How to Make Friends and Then Kill Them

Arrested Growth

“What a joke” and “I want to die” are appropriate refrains for How to Make Friends and Then Kill Them, a potent blast of tragicomedy now playing at the Rattlestick Playwrights Theatre. On a stage wreathed with asbestos and alcohol, Ada (Katya Campbell) and Sam (Keira Keeley) live a life of fantasy and delusion, their childhood unmarred by adult supervision thanks to a perennially absent, alcoholic mother. Ada dreams of success as a glamorous actress and performs self-penned paeans to her own beauty (or “monologues,” as she calls them). Sam, harboring a love for Ada that seems more sapphic than sororal, obeys her sister’s every command while sneaking in attempts to draw her and touch her hair.

This dysfunctional duo turns trio when Ada meets Dorrie (Jen Ponton), a wide-eyed girl tipping over with ailments and anxiety. Sam is fiercely territorial, but no matter: Dorrie’s desperate need for friendship is strong enough to endure both Sam’s jealousy and Ada’s raging selfishness. The three’s codependency carries them from childhood to adolescence to early adulthood, their bonds tightened by failure and thoughts of suicide. Only when the ugly realities of being a full-blown grown-up set in do the girls contemplate breaking with each other’s company.

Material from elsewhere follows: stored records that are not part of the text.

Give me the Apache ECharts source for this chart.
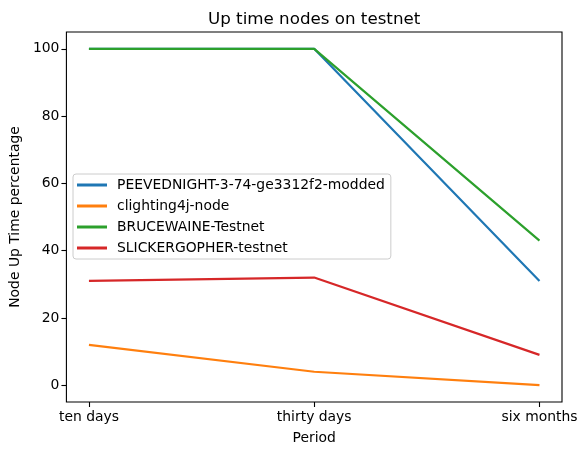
<!DOCTYPE html>
<html>
<head>
<meta charset="utf-8">
<script src="https://cdn.jsdelivr.net/npm/echarts@6.0.0/dist/echarts.min.js"></script>
<style>
  html, body { margin: 0; padding: 0; background: #fff; }
  #chart { width: 586px; height: 455px; }
</style>
</head>
<body>
<div id="chart"></div>
<script>
// categories on the x axis
const periods = ['ten days', 'thirty days', 'six months']
const yTicks = [0, 20, 40, 60, 80, 100]

// up time per node (percent)
const peevednight = [100, 100, 31]
const clighting = [12, 4, 0]
const brucewaine = [100, 100, 43]
const slickergopher = [31, 32, 9]

const nodeNames = ['PEEVEDNIGHT-3-74-ge3312f2-modded', 'clighting4j-node', 'BRUCEWAINE-Testnet', 'SLICKERGOPHER-testnet']
const nodeValues = [peevednight, clighting, brucewaine, slickergopher]
const colors = ['#1f77b4', '#ff7f0e', '#2ca02c', '#d62728']

const font = 'DejaVu Sans'
const chart = echarts.init(document.getElementById('chart'), null, { renderer: 'canvas' })

const series = nodeNames.map((name, i) => ({
  name: name,
  type: 'line',
  data: nodeValues[i].map((v, k) => [k, v]),
  symbol: 'none',
  lineStyle: { width: 2.2, color: colors[i] },
  itemStyle: { color: colors[i] },
  z: 2 + i,
}))

chart.setOption({
  animation: false,
  title: {
    text: 'Up time nodes on testnet',
    left: 203,
    top: 6,
    textStyle: { fontFamily: font, fontSize: 16.7, fontWeight: 'normal', color: '#000' },
  },
  grid: {
    left: 66, right: 24, top: 32, bottom: 53,
    show: true, borderColor: '#000', borderWidth: 1.1, backgroundColor: 'transparent',
  },
  legend: {
    orient: 'vertical',
    left: 73,
    top: 174,
    padding: [4, 6, 4, 4],
    itemGap: 7,
    itemWidth: 30,
    itemHeight: 3,
    icon: 'rect',
    backgroundColor: 'rgba(255,255,255,0.8)',
    borderColor: '#cccccc',
    borderWidth: 1,
    borderRadius: 3,
    textStyle: { fontFamily: font, fontSize: 13.9, color: '#000', lineHeight: 14, padding: [0, 0, 0, 5] },
    data: nodeNames,
  },
  xAxis: {
    type: 'value',
    min: -0.1,
    max: 2.1,
    name: 'Period',
    nameLocation: 'middle',
    nameGap: 29,
    nameTextStyle: { fontFamily: font, fontSize: 13.9, color: '#000' },
    splitLine: { show: false },
    axisLine: { show: false, onZero: false },
    axisTick: { show: true, length: 5, lineStyle: { color: '#000', width: 1.1 }, customValues: [0, 1, 2] },
    axisLabel: {
      fontFamily: font, fontSize: 13.9, color: '#000', margin: 8,
      customValues: [0, 1, 2],
      formatter: v => periods[Math.round(v)],
    },
  },
  yAxis: {
    type: 'value',
    min: -5,
    max: 105,
    name: 'Node Up Time percentage',
    nameLocation: 'middle',
    nameGap: 44,
    nameTextStyle: { fontFamily: font, fontSize: 13.9, color: '#000' },
    splitLine: { show: false },
    axisLine: { show: false, onZero: false },
    axisTick: { show: true, length: 5, lineStyle: { color: '#000', width: 1.1 }, customValues: yTicks },
    axisLabel: { fontFamily: font, fontSize: 13.9, color: '#000', margin: 7, customValues: yTicks },
  },
  series: series,
})
</script>
</body>
</html>
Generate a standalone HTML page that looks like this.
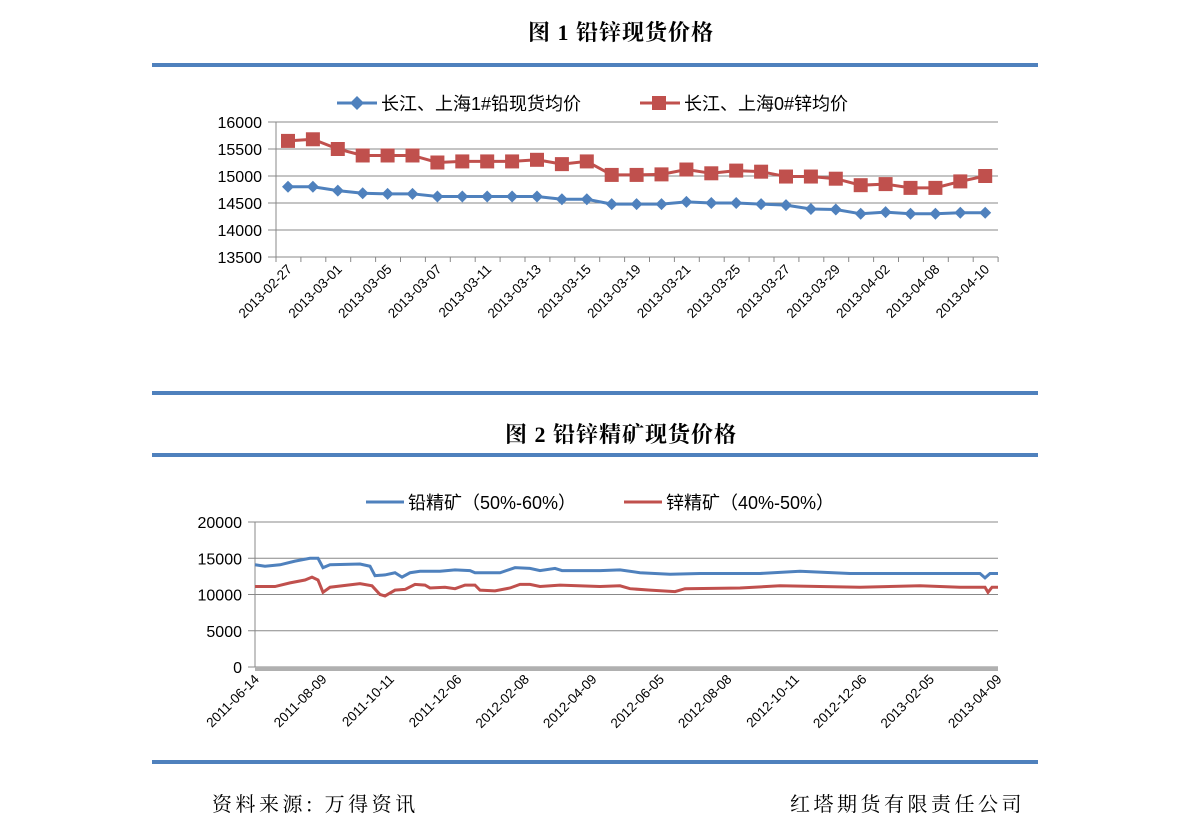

The results are comical but never lighthearted. Even in the beginning, when the infantilism of the girls is at its funniest, there is an unsettling undercurrent. Self-administered bruises and booze are among their playthings and a heavily ominous cellar door, leaking an eerie current of air, looms over the proceedings. Their lives progress in repetitive cycles, each revolution becoming more painful than the last. Ada attempts professional acting and Sam tries writing a graphic novel but rapid fire games of patty-cake and declarations of “sock-bracelet” sisterhood continue. All three girls wish to break free of the cycle by the most drastic of means. When Sam says she wants to die, Dorrie happily exclaims, “I want to die, too!” And this revelation leads them briefly back to happiness.

The cast is admirably assembled. Ms. Campbell excels at the air-headed egotism, the casual cruelty, and the whimpering vulnerability all required to make Ava anything more than a petulant caricature. Guffaws and heartache follow Ms. Ponton’s breathless exhilaration at having any friends at all. But if there is a standout performance in the lot, it is probably Ms. Keeley as Sam, who has the unfair advantage of portraying the play’s most nuanced character. She manages to maintain the sexual thread that strings together Sam as both a limb-thrashing little girl and a brooding adult artist.

The play does lose some efficacy when the humor fades completely. Ada’s trip to New York City and Dorrie’s ultimate fate push the punishment to extremes that seem as juvenile as the girls themselves. But overall, Halley Feiffer’s rendition of sustained immaturity and doomed ambition has quite an impact. A few of the audience members left visibly shell-shocked, possibly wondering (as the girls never did) whatever happened to their lives.

How to Make Friends and Then Kill Them runs through December 14th at the Rattlestick Playwrights Theater.  224 Waverly Place  New York, NY.  1 hour 30 minutes.  No intermission.